PROBLEM STATEMENT » Your task is to transcribe all of the data below exactly, omitting the images.

DATA »
--------
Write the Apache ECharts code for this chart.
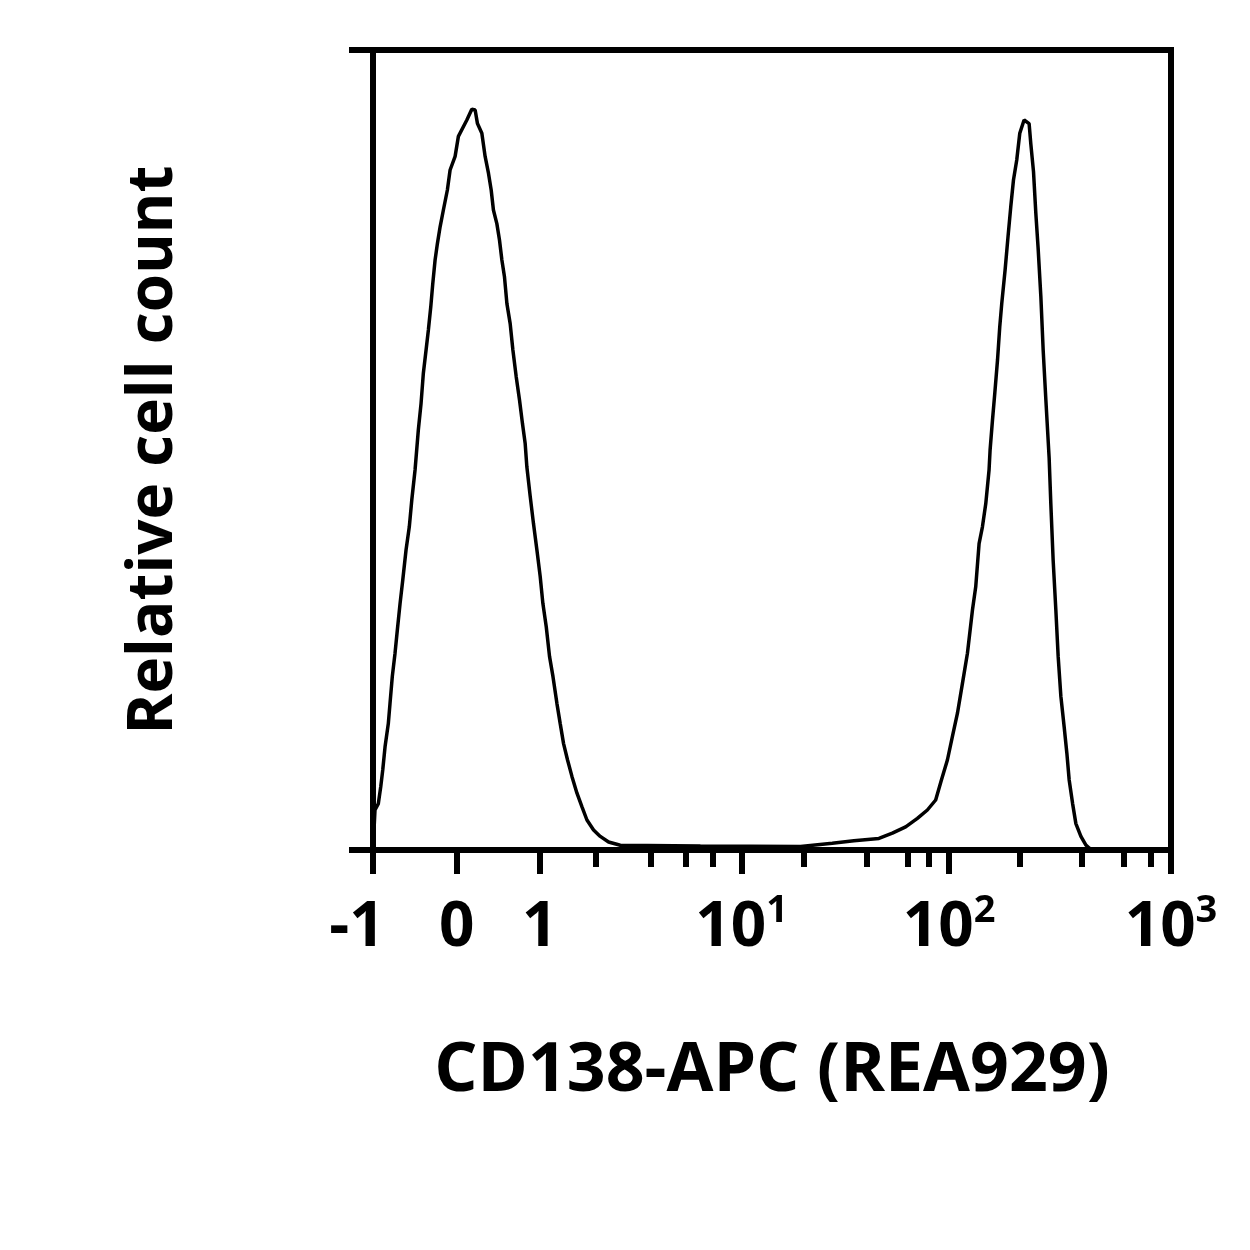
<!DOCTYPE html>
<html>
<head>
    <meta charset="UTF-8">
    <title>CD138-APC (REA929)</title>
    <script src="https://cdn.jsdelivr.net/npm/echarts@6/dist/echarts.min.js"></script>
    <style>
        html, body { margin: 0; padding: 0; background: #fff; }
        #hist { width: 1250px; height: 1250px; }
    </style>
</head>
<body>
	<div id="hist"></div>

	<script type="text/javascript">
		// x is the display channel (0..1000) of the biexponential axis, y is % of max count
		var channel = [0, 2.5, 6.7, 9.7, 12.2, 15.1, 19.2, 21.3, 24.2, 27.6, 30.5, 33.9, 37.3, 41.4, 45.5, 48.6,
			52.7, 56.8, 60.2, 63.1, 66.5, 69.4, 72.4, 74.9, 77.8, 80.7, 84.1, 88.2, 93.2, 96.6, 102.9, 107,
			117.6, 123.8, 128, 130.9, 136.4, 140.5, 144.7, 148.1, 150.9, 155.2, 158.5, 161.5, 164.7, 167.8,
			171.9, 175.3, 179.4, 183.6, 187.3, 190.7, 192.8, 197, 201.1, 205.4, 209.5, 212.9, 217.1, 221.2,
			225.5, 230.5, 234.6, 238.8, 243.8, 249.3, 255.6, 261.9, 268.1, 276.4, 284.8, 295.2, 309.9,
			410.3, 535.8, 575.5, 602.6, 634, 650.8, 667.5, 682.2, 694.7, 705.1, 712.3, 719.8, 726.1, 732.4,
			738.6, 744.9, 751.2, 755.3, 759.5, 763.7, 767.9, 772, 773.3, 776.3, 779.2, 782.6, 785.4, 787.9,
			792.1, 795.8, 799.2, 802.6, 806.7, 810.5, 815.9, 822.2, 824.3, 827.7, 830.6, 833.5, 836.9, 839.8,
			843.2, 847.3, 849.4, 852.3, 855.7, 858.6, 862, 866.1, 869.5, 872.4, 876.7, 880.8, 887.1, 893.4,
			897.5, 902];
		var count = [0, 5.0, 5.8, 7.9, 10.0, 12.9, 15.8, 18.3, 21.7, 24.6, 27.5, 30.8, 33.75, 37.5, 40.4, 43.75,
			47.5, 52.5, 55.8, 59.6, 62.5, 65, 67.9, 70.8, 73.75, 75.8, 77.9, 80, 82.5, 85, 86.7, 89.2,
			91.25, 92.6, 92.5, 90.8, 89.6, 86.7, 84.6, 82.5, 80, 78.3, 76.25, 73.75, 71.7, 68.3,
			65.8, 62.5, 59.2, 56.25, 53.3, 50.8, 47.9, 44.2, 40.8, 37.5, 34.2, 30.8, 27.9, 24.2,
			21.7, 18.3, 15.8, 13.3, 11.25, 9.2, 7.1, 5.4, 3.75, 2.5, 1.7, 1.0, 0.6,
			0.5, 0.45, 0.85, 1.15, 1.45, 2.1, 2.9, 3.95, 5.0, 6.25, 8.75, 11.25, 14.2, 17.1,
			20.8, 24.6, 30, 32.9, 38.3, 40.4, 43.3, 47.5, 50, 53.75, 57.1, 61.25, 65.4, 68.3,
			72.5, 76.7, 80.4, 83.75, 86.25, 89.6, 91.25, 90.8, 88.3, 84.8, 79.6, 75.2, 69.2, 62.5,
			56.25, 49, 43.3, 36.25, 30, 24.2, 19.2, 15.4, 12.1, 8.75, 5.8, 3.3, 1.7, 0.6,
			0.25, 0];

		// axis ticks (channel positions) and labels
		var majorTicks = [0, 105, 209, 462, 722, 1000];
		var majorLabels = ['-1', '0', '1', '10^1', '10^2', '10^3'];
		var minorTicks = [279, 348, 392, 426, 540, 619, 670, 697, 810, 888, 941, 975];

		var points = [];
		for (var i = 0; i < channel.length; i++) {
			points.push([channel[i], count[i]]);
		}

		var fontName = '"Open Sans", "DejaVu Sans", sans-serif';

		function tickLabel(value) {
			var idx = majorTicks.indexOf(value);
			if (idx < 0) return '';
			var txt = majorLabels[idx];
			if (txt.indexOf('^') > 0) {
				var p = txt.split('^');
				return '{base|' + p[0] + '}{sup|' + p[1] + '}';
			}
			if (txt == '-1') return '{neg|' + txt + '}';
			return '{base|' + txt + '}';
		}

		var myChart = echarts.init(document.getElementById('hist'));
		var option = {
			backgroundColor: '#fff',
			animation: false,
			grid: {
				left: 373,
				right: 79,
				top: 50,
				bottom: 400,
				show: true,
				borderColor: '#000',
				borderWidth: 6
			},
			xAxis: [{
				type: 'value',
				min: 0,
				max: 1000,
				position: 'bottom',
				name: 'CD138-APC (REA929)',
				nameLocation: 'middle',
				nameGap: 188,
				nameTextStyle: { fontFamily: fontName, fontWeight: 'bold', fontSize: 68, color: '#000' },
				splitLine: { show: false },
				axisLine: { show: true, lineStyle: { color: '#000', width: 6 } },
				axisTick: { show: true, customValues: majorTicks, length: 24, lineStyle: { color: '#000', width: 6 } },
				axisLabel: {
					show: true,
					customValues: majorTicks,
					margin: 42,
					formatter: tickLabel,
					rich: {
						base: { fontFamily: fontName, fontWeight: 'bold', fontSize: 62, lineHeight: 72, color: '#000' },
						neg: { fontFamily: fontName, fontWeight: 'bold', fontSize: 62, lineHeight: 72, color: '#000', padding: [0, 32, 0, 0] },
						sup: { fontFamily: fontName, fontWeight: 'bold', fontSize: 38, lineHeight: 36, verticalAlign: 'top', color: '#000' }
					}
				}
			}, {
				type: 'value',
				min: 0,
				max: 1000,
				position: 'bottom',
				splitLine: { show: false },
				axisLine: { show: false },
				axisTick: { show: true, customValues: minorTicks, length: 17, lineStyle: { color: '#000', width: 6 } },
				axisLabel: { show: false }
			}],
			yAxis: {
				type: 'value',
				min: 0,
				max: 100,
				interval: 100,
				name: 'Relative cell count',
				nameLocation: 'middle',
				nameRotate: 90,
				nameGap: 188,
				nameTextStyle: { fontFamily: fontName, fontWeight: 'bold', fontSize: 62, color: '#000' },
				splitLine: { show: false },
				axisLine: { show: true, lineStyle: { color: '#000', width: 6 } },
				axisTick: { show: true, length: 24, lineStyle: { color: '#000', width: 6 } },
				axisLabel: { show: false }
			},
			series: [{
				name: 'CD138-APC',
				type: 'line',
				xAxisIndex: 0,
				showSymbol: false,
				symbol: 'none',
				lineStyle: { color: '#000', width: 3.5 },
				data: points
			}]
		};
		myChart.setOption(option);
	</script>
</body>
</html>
--------
EXERCISE RESULT »
Write the Apache ECharts code for this chart.
<!DOCTYPE html>
<html>
<head>
    <meta charset="UTF-8">
    <title>CD138-APC (REA929)</title>
    <script src="https://cdn.jsdelivr.net/npm/echarts@6/dist/echarts.min.js"></script>
    <style>
        html, body { margin: 0; padding: 0; background: #fff; }
        #hist { width: 1250px; height: 1250px; }
    </style>
</head>
<body>
	<div id="hist"></div>

	<script type="text/javascript">
		// x is the display channel (0..1000) of the biexponential axis, y is % of max count
		var channel = [0, 2.5, 6.7, 9.7, 12.2, 15.1, 19.2, 21.3, 24.2, 27.6, 30.5, 33.9, 37.3, 41.4, 45.5, 48.6,
			52.7, 56.8, 60.2, 63.1, 66.5, 69.4, 72.4, 74.9, 77.8, 80.7, 84.1, 88.2, 93.2, 96.6, 102.9, 107,
			117.6, 123.8, 128, 130.9, 136.4, 140.5, 144.7, 148.1, 150.9, 155.2, 158.5, 161.5, 164.7, 167.8,
			171.9, 175.3, 179.4, 183.6, 187.3, 190.7, 192.8, 197, 201.1, 205.4, 209.5, 212.9, 217.1, 221.2,
			225.5, 230.5, 234.6, 238.8, 243.8, 249.3, 255.6, 261.9, 268.1, 276.4, 284.8, 295.2, 309.9,
			410.3, 535.8, 575.5, 602.6, 634, 650.8, 667.5, 682.2, 694.7, 705.1, 712.3, 719.8, 726.1, 732.4,
			738.6, 744.9, 751.2, 755.3, 759.5, 763.7, 767.9, 772, 773.3, 776.3, 779.2, 782.6, 785.4, 787.9,
			792.1, 795.8, 799.2, 802.6, 806.7, 810.5, 815.9, 822.2, 824.3, 827.7, 830.6, 833.5, 836.9, 839.8,
			843.2, 847.3, 849.4, 852.3, 855.7, 858.6, 862, 866.1, 869.5, 872.4, 876.7, 880.8, 887.1, 893.4,
			897.5, 902];
		var count = [0, 5.0, 5.8, 7.9, 10.0, 12.9, 15.8, 18.3, 21.7, 24.6, 27.5, 30.8, 33.75, 37.5, 40.4, 43.75,
			47.5, 52.5, 55.8, 59.6, 62.5, 65, 67.9, 70.8, 73.75, 75.8, 77.9, 80, 82.5, 85, 86.7, 89.2,
			91.25, 92.6, 92.5, 90.8, 89.6, 86.7, 84.6, 82.5, 80, 78.3, 76.25, 73.75, 71.7, 68.3,
			65.8, 62.5, 59.2, 56.25, 53.3, 50.8, 47.9, 44.2, 40.8, 37.5, 34.2, 30.8, 27.9, 24.2,
			21.7, 18.3, 15.8, 13.3, 11.25, 9.2, 7.1, 5.4, 3.75, 2.5, 1.7, 1.0, 0.6,
			0.5, 0.45, 0.85, 1.15, 1.45, 2.1, 2.9, 3.95, 5.0, 6.25, 8.75, 11.25, 14.2, 17.1,
			20.8, 24.6, 30, 32.9, 38.3, 40.4, 43.3, 47.5, 50, 53.75, 57.1, 61.25, 65.4, 68.3,
			72.5, 76.7, 80.4, 83.75, 86.25, 89.6, 91.25, 90.8, 88.3, 84.8, 79.6, 75.2, 69.2, 62.5,
			56.25, 49, 43.3, 36.25, 30, 24.2, 19.2, 15.4, 12.1, 8.75, 5.8, 3.3, 1.7, 0.6,
			0.25, 0];

		// axis ticks (channel positions) and labels
		var majorTicks = [0, 105, 209, 462, 722, 1000];
		var majorLabels = ['-1', '0', '1', '10^1', '10^2', '10^3'];
		var minorTicks = [279, 348, 392, 426, 540, 619, 670, 697, 810, 888, 941, 975];

		var points = [];
		for (var i = 0; i < channel.length; i++) {
			points.push([channel[i], count[i]]);
		}

		var fontName = '"Open Sans", "DejaVu Sans", sans-serif';

		function tickLabel(value) {
			var idx = majorTicks.indexOf(value);
			if (idx < 0) return '';
			var txt = majorLabels[idx];
			if (txt.indexOf('^') > 0) {
				var p = txt.split('^');
				return '{base|' + p[0] + '}{sup|' + p[1] + '}';
			}
			if (txt == '-1') return '{neg|' + txt + '}';
			return '{base|' + txt + '}';
		}

		var myChart = echarts.init(document.getElementById('hist'));
		var option = {
			backgroundColor: '#fff',
			animation: false,
			grid: {
				left: 373,
				right: 79,
				top: 50,
				bottom: 400,
				show: true,
				borderColor: '#000',
				borderWidth: 6
			},
			xAxis: [{
				type: 'value',
				min: 0,
				max: 1000,
				position: 'bottom',
				name: 'CD138-APC (REA929)',
				nameLocation: 'middle',
				nameGap: 188,
				nameTextStyle: { fontFamily: fontName, fontWeight: 'bold', fontSize: 68, color: '#000' },
				splitLine: { show: false },
				axisLine: { show: true, lineStyle: { color: '#000', width: 6 } },
				axisTick: { show: true, customValues: majorTicks, length: 24, lineStyle: { color: '#000', width: 6 } },
				axisLabel: {
					show: true,
					customValues: majorTicks,
					margin: 42,
					formatter: tickLabel,
					rich: {
						base: { fontFamily: fontName, fontWeight: 'bold', fontSize: 62, lineHeight: 72, color: '#000' },
						neg: { fontFamily: fontName, fontWeight: 'bold', fontSize: 62, lineHeight: 72, color: '#000', padding: [0, 32, 0, 0] },
						sup: { fontFamily: fontName, fontWeight: 'bold', fontSize: 38, lineHeight: 36, verticalAlign: 'top', color: '#000' }
					}
				}
			}, {
				type: 'value',
				min: 0,
				max: 1000,
				position: 'bottom',
				splitLine: { show: false },
				axisLine: { show: false },
				axisTick: { show: true, customValues: minorTicks, length: 17, lineStyle: { color: '#000', width: 6 } },
				axisLabel: { show: false }
			}],
			yAxis: {
				type: 'value',
				min: 0,
				max: 100,
				interval: 100,
				name: 'Relative cell count',
				nameLocation: 'middle',
				nameRotate: 90,
				nameGap: 188,
				nameTextStyle: { fontFamily: fontName, fontWeight: 'bold', fontSize: 62, color: '#000' },
				splitLine: { show: false },
				axisLine: { show: true, lineStyle: { color: '#000', width: 6 } },
				axisTick: { show: true, length: 24, lineStyle: { color: '#000', width: 6 } },
				axisLabel: { show: false }
			},
			series: [{
				name: 'CD138-APC',
				type: 'line',
				xAxisIndex: 0,
				showSymbol: false,
				symbol: 'none',
				lineStyle: { color: '#000', width: 3.5 },
				data: points
			}]
		};
		myChart.setOption(option);
	</script>
</body>
</html>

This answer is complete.